The White House Council on Environmental Quality (CEQ) finalized a rule changing the National Environmental Policy Act (NEPA) to streamline permitting for infrastructure for renewable energy and transmission projects. NEPA, a 1969 law that requires environmental reviews for major projects, is a frequent focus of litigation that can delay construction for years. According to Biden’s CEQ, the Bipartisan Permitting Reform Implementation Rule will facilitate agencies moving faster on permits for infrastructure that can help the environment, thus ruling out fossil fuel projects which supply about 80 percent of the nation’s total energy.  The rule sets deadlines and page limits for environmental reviews and establishes one lead agency to handle such reviews.

As part of the rule’s review process, climate impacts have to be considered as well as environmental justice — the movement to assist disadvantaged areas — and outreach to those places must be conducted.

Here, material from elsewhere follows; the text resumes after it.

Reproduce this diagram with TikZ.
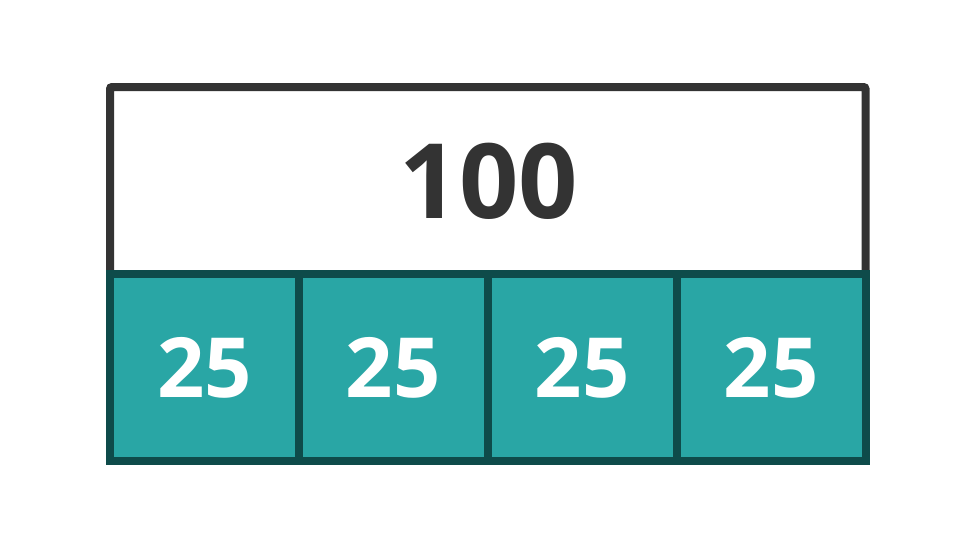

Biden’s regulation also reverses parts of the 2020 NEPA rule changes, implemented by the Trump administration, that opponents argued made it more difficult for communities to engage in the environmental review process and “attempted to curtail judicial review” of permitting decisions.

Past attempts to provide streamlining of NEPA have been met with outrage and hyperbole from environmental groups, including groups accusing legislative initiatives of “gutting” NEPA and “dismantling” the Act.  Apparently because the CEQ changes support the politically correct renewable energy for which these groups advocate, as well as the new transmission these sources require, the groups have not waged their normal campaigns against the reforms.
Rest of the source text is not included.